CHARLESTON – Famed architect Cass Gilbert used marble at the West Virginia Capitol building for the same reason the ancient Greeks used it at the Parthenon. They wanted durable, polished floors that would retain their shine with minimum upkeep.
The Capitol’s marble has lost some its luster, however.
Steve Canterbury, administrator for the state Supreme Court, says years of waxing the floors have dulled the marble’s sheen. The marble underneath is fine, but the wax becomes scuffed and scratched almost as soon as workers buff it.
“It makes it look awful,” he said, looking at the floors outside the Supreme Court’s chambers. “All these scratches, that’s all in the wax.”
The Greeks, Canterbury said, cleaned their floors with mild detergents and were able to keep their temples and theaters shining bright.
“They didn’t have linoleum wax,” he said. “This could have the same glean.”
Canterbury is also a member of the Capitol Building Commission, a board set up under the states Division of Culture and History, charged with overseeing any changes to the state Capitol grounds.
He would like to see the state strip the wax from the Capitol floors and have them re-polished. He figures it would save money in the long run, since workers would not have to constantly wax and rebuff the floors. The finish also would last longer.
“Once you do this, it’s done for 30, 40 years,” he said.
The state Supreme Court recently had the wax scraped from the marble floors in the court clerk’s office.
The floors were repolished and are now treated with a mild soap whenever they need cleaning. Just outside the door, the floors are still covered in wax. The difference between the surfaces is astounding.
Anna Tatman, president of the Rosa Mosaic and Tile Co. in Louisville, Ky., agreed.
“Marble doesn’t need to be waxed,” she said. “Unfortunately people think they’re doing something protective when they wax the floors.”
The wax doesn’t harm the floors. It just doesn’t allow marble to show off its celebrated shine.
“It’s not that waxing is bad for a marble floor. It just puts a coating on the top of the marble,” she said.
Marble floors are polished before they’re installed. Tatman said that polish will hold up for many years with minimum upkeep: a daily sweeping and the occasional mopping with a gentle detergent.
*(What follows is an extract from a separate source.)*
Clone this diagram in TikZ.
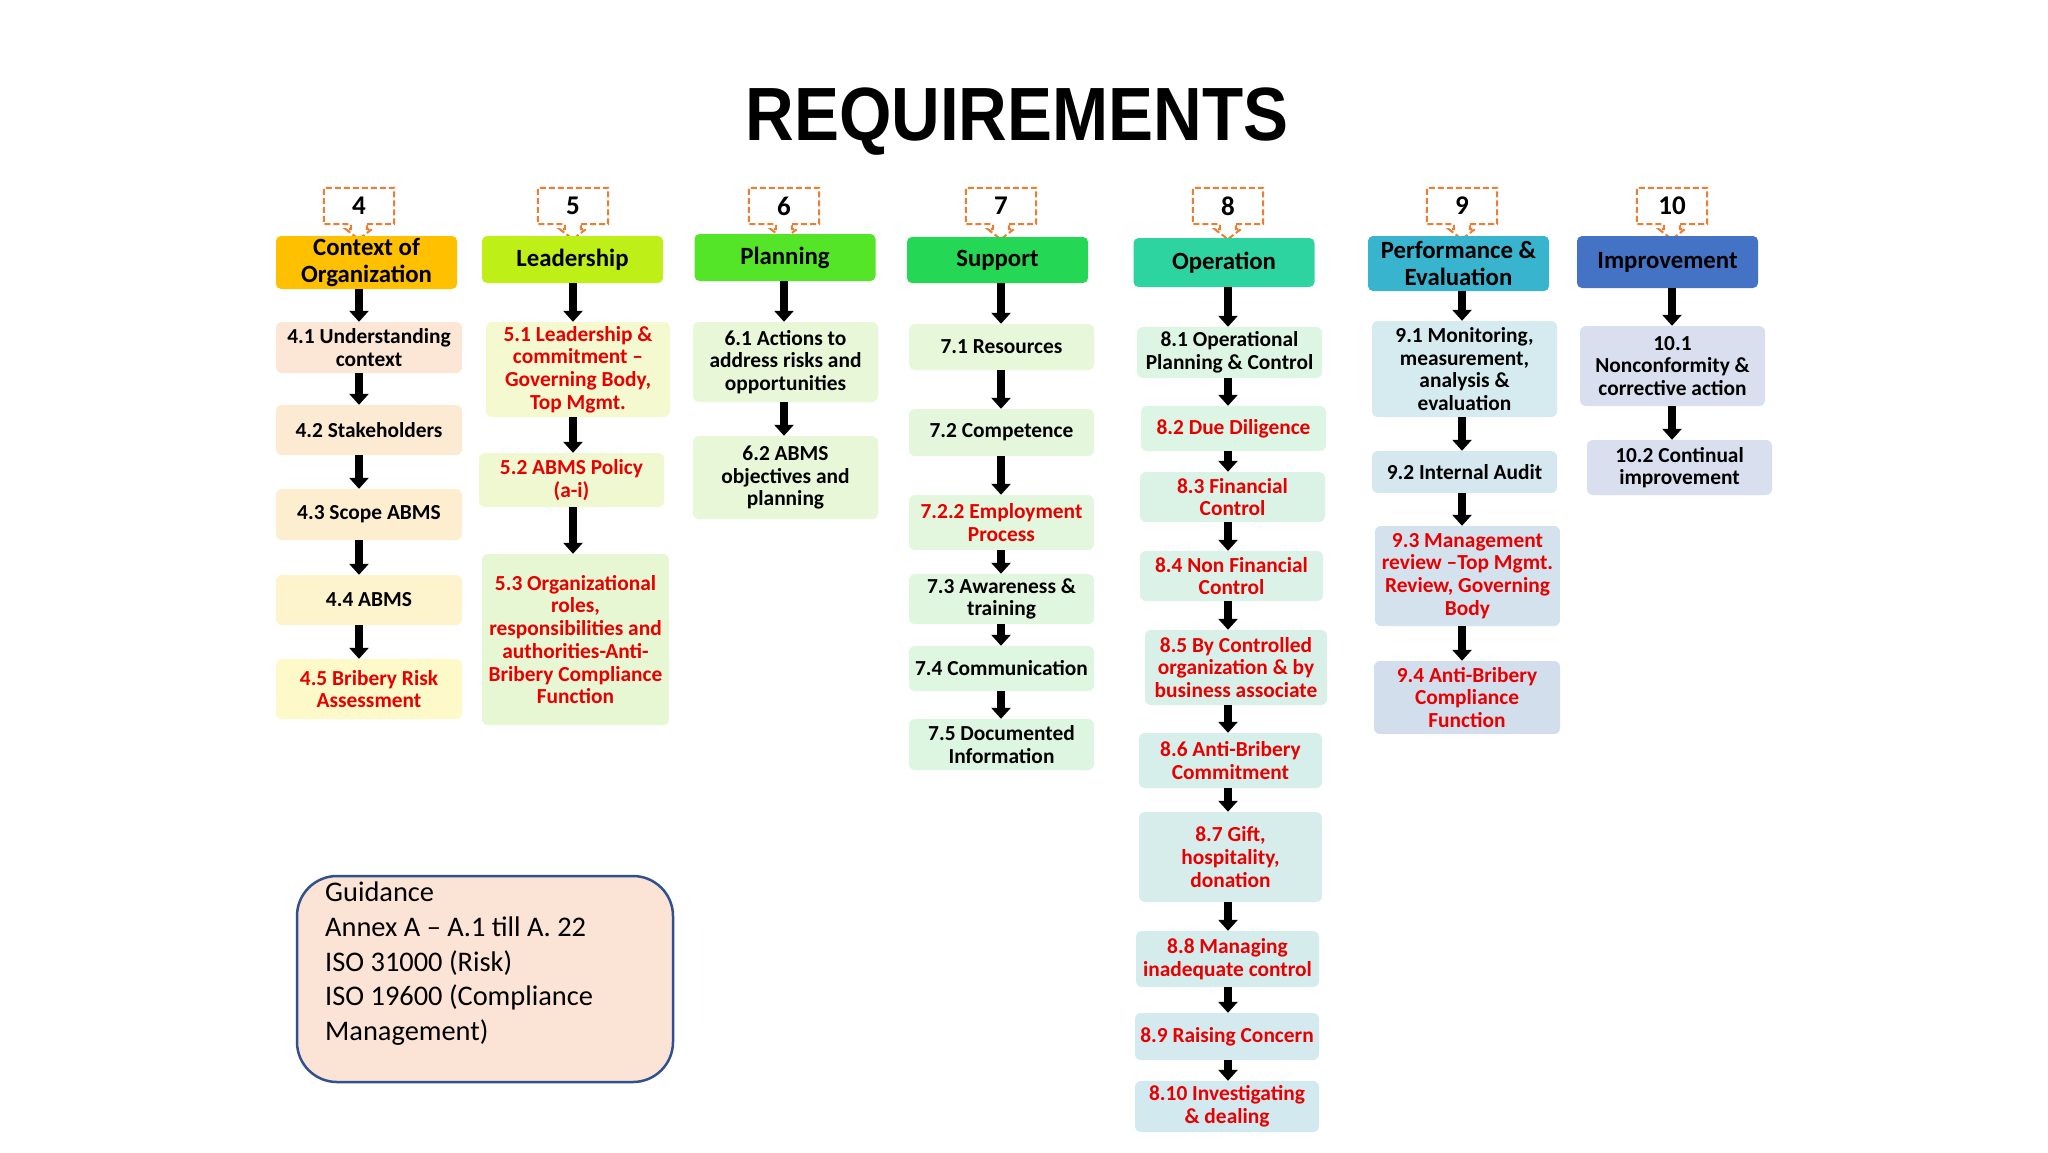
\documentclass[tikz,border=0pt]{standalone}
\usepackage{graphicx}
\usepackage{fontspec}
\setmainfont{Carlito}
\newfontfamily\titlefamily{Liberation Sans}
\usetikzlibrary{arrows.meta}

\definecolor{numorange}{RGB}{237,125,49}
\definecolor{itemred}{RGB}{232,0,0}
\definecolor{h4c}{HTML}{FFC000}
\definecolor{h5c}{RGB}{190,240,24}
\definecolor{h6c}{RGB}{84,228,40}
\definecolor{h7c}{RGB}{36,216,86}
\definecolor{h8c}{RGB}{46,212,160}
\definecolor{h9c}{RGB}{56,180,206}
\definecolor{h10c}{HTML}{4472C4}
\definecolor{s4top}{HTML}{FCE6D5}
\definecolor{s4bot}{HTML}{FEF9C8}
\definecolor{s5top}{HTML}{F5F9CF}
\definecolor{s5bot}{HTML}{E7F6D3}
\definecolor{s6c}{HTML}{E8F7D7}
\definecolor{s7top}{HTML}{E6F7DA}
\definecolor{s7bot}{HTML}{DDF6E2}
\definecolor{s8top}{HTML}{DDF6E4}
\definecolor{s8bot}{HTML}{D3E9F0}
\definecolor{s9top}{HTML}{D6EBF0}
\definecolor{s9bot}{HTML}{D3DEEC}
\definecolor{s10c}{HTML}{D9DFEE}
\definecolor{guideblue}{RGB}{47,82,143}
\definecolor{guidefill}{HTML}{FBE3D6}

\newcommand{\titletext}{\titlefamily\bfseries\fontsize{67.4}{80}\selectfont}
\newcommand{\headtext}{\fontsize{24.8}{26.7}\selectfont\bfseries}
\newcommand{\boxtext}{\fontsize{21.4}{22.7}\selectfont\bfseries}
\newcommand{\numtext}{\fontsize{27}{30}\selectfont\bfseries}
\newcommand{\guidetext}{\fontsize{28.4}{34.6}\selectfont}

\begin{document}
\begin{tikzpicture}[x=1pt,y=-1pt,
  head/.style={rounded corners=5pt,font=\headtext,align=center,minimum width=181,inner sep=0pt},
  sub/.style 2 args={rounded corners=6pt,font=\boxtext,align=center,inner sep=0pt,minimum width=#1,minimum height=#2},
  hot/.style={text=itemred},
  num/.style={font=\numtext,minimum width=70,minimum height=36,inner sep=0pt},
  numline/.style={draw=numorange,line width=2pt,dash pattern=on 6pt off 3pt},
  arr/.style={line width=8pt,-{Triangle[width=19pt,length=11pt]}}]
\fill[white] (0,0) rectangle (2048,1152);
\useasboundingbox (0,0) rectangle (2048,1152);

\node[font=\titletext,anchor=base] (title) at (1017,140) {\scalebox{1}[1.12]{REQUIREMENTS}};

% clause numbers
\foreach \n/\x in {4/359,5/573,6/784,7/1001,8/1228,9/1462,10/1672}{
  \node[num] (n\n) at (\x,206) {\n};
  \draw[numline] ([xshift=8pt]n\n.south) -| (n\n.north east) -| (n\n.south west)
    -- ++(27,0) -- ++(0,5) -- ++(-5,0) -- ++(13,10) -- ++(13,-10) -- ++(-5,0) -- cycle;
}

% 4 context
\node[head,fill=h4c,minimum height=53] (h4) at (366.5,262.5) {Context of\\Organization};
\node[sub={186}{51},fill=s4top] (s41) at (369,347.5) {4.1 Understanding\\context};
\node[sub={186}{50},fill=s4top!80!s4bot] (s42) at (369,430) {4.2 Stakeholders};
\node[sub={186}{51},fill=s4top!60!s4bot] (s43) at (369,514.5) {4.3 Scope ABMS};
\node[sub={186}{50},fill=s4top!30!s4bot] (s44) at (369,600) {4.4 ABMS};
\node[sub={186}{60},hot,fill=s4bot] (s45) at (369,689) {4.5 Bribery Risk\\Assessment};

% 5 leadership
\node[head,fill=h5c,minimum height=47] (h5) at (572.5,259.5) {Leadership};
\node[sub={184}{95},hot,fill=s5top] (s51) at (578,369.5) {5.1 Leadership \&\\commitment –\\Governing Body,\\Top Mgmt.};
\node[sub={185}{54},hot,fill=s5top!55!s5bot] (s52) at (571.5,480) {5.2 ABMS Policy\\(a-i)};
\node[sub={187}{171},hot,fill=s5bot] (s53) at (575.5,639.5) {5.3 Organizational\\roles,\\responsibilities and\\authorities-Anti-\\Bribery Compliance\\Function};

% 6 planning
\node[head,fill=h6c,minimum height=47] (h6) at (785,257.5) {Planning};
\node[sub={185}{80},fill=s6c] (s61) at (785.5,362) {6.1 Actions to\\address risks and\\opportunities};
\node[sub={185}{83},fill=s6c] (s62) at (785.5,477.5) {6.2 ABMS\\objectives and\\planning};

% 7 support
\node[head,fill=h7c,minimum height=46] (h7) at (997.5,260) {Support};
\node[sub={185}{46},fill=s7top] (s71) at (1001.5,347) {7.1 Resources};
\node[sub={185}{47},fill=s7top!80!s7bot] (s72) at (1001.5,432.5) {7.2 Competence};
\node[sub={185}{55},hot,fill=s7top!60!s7bot] (s722) at (1001.5,522.5) {7.2.2 Employment\\Process};
\node[sub={185}{50},fill=s7top!40!s7bot] (s73) at (1001.5,599) {7.3 Awareness \&\\training};
\node[sub={185}{45},fill=s7top!20!s7bot] (s74) at (1001.5,668.5) {7.4 Communication};
\node[sub={185}{51},fill=s7bot] (s75) at (1001.5,744.5) {7.5 Documented\\Information};

% 8 operation
\node[head,fill=h8c,minimum height=49] (h8) at (1224,262.5) {Operation};
\node[sub={185}{51},fill=s8top] (s81) at (1229.5,352.5) {8.1 Operational\\Planning \& Control};
\node[sub={185}{45},hot,fill=s8top!89!s8bot] (s82) at (1233.5,428.5) {8.2 Due Diligence};
\node[sub={185}{50},hot,fill=s8top!78!s8bot] (s83) at (1232.5,497) {8.3 Financial\\Control};
\node[sub={183}{50},hot,fill=s8top!67!s8bot] (s84) at (1231.5,576) {8.4 Non Financial\\Control};
\node[sub={182}{75},hot,fill=s8top!56!s8bot] (s85) at (1236,667.5) {8.5 By Controlled\\organization \& by\\business associate};
\node[sub={183}{55},hot,fill=s8top!45!s8bot] (s86) at (1230.5,760.5) {8.6 Anti-Bribery\\Commitment};
\node[sub={183}{90},hot,fill=s8top!33!s8bot] (s87) at (1230.5,857) {8.7 Gift,\\hospitality,\\donation};
\node[sub={183}{56},hot,fill=s8top!22!s8bot] (s88) at (1227.5,959) {8.8 Managing\\inadequate control};
\node[sub={184}{47},hot,fill=s8top!11!s8bot] (s89) at (1227,1036.5) {8.9 Raising Concern};
\node[sub={184}{51},hot,fill=s8bot] (s810) at (1227,1106.5) {8.10 Investigating\\\& dealing};

% 9 performance
\node[head,fill=h9c,minimum height=55] (h9) at (1458.5,263.5) {Performance \&\\Evaluation};
\node[sub={185}{96},fill=s9top] (s91) at (1464.5,369) {9.1 Monitoring,\\measurement,\\analysis \&\\evaluation};
\node[sub={185}{42},fill=s9top!67!s9bot] (s92) at (1464.5,472) {9.2 Internal Audit};
\node[sub={185}{100},hot,fill=s9top!33!s9bot] (s93) at (1467.5,576) {9.3 Management\\review –Top Mgmt.\\Review, Governing\\Body};
\node[sub={186}{73},hot,fill=s9bot] (s94) at (1467,697.5) {9.4 Anti-Bribery\\Compliance\\Function};

% 10 improvement
\node[head,fill=h10c,minimum height=52] (h10) at (1667.5,262) {Improvement};
\node[sub={185}{80},fill=s10c] (s101) at (1672.5,366) {10.1\\Nonconformity \&\\corrective action};
\node[sub={185}{55},fill=s10c] (s102) at (1679.5,467.5) {10.2 Continual\\improvement};

% arrows run under each clause number
\foreach \n/\a/\b in {4/h4/s41,4/s41/s42,4/s42/s43,4/s43/s44,4/s44/s45,
  5/h5/s51,5/s51/s52,5/s52/s53,6/h6/s61,6/s61/s62,
  7/h7/s71,7/s71/s72,7/s72/s722,7/s722/s73,7/s73/s74,7/s74/s75,
  8/h8/s81,8/s81/s82,8/s82/s83,8/s83/s84,8/s84/s85,8/s85/s86,8/s86/s87,8/s87/s88,8/s88/s89,8/s89/s810,
  9/h9/s91,9/s91/s92,9/s92/s93,9/s93/s94,10/h10/s101,10/s101/s102}
  \draw[arr] (\a.south -| n\n.south) -- (\b.north -| n\n.south);

% guidance
\node[draw=guideblue,line width=2.5pt,fill=guidefill,rounded corners=40pt,minimum width=376,minimum height=206] (guide) at (485,979) {};
\node[font=\guidetext,align=left,anchor=north west,inner sep=0pt] (guidelines) at (325,882) {Guidance\\Annex A – A.1 till A. 22\\ISO 31000 (Risk)\\ISO 19600 (Compliance\\Management)};
\end{tikzpicture}
\end{document}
A waxed floor, meanwhile, can quickly become scuffed. That requires workers to buff the floors and, eventually, put down more wax.
“It adds a maintenance cost that doesn’t need to be there,” Tatman said.
And the chemicals often used to remove wax are harmful to marble floors.
Even an alcohol-based cleaner can damage the surface so badly it must be re-polished.
“You can’t get wax off without a caustic stripper. Over time, those strippers will cause the marble to pit,” she said.
Water also should never be used to clean marble because the liquids seep into its porous surface. Tatman said the occasional drop of water won’t hurt anything, but standing water can ruin a marble floor.
“It actually breaks down the surface of the marble,” she said.
There are currently no plans to change the way the state cares for its marble floors, however.
The state General Services Division oversees cleaning and maintenance work at the Capitol. Spokeswoman Diane Holley Brown said General Services does thorough research to make sure its maintenance and cleaning methods are safe and efficient.
Waxing, she said, abides by the Marble Institute of America’s guidelines and is a common practice throughout the United States and Europe, including at the Kentucky, Tennessee and Minnesota state capitols and monuments on the National Mall.
“The waxing of the marble floor surface provides a barrier to dirt, salt and other acidic solutions,” she said. “Several historic state capitols in the region wax their marble floors as a part of the routine care and maintenance.”
Brown said the Capitol floors have been waxed for more than 40 years. It also receives a “deep scrub” and refinishing every two or three years.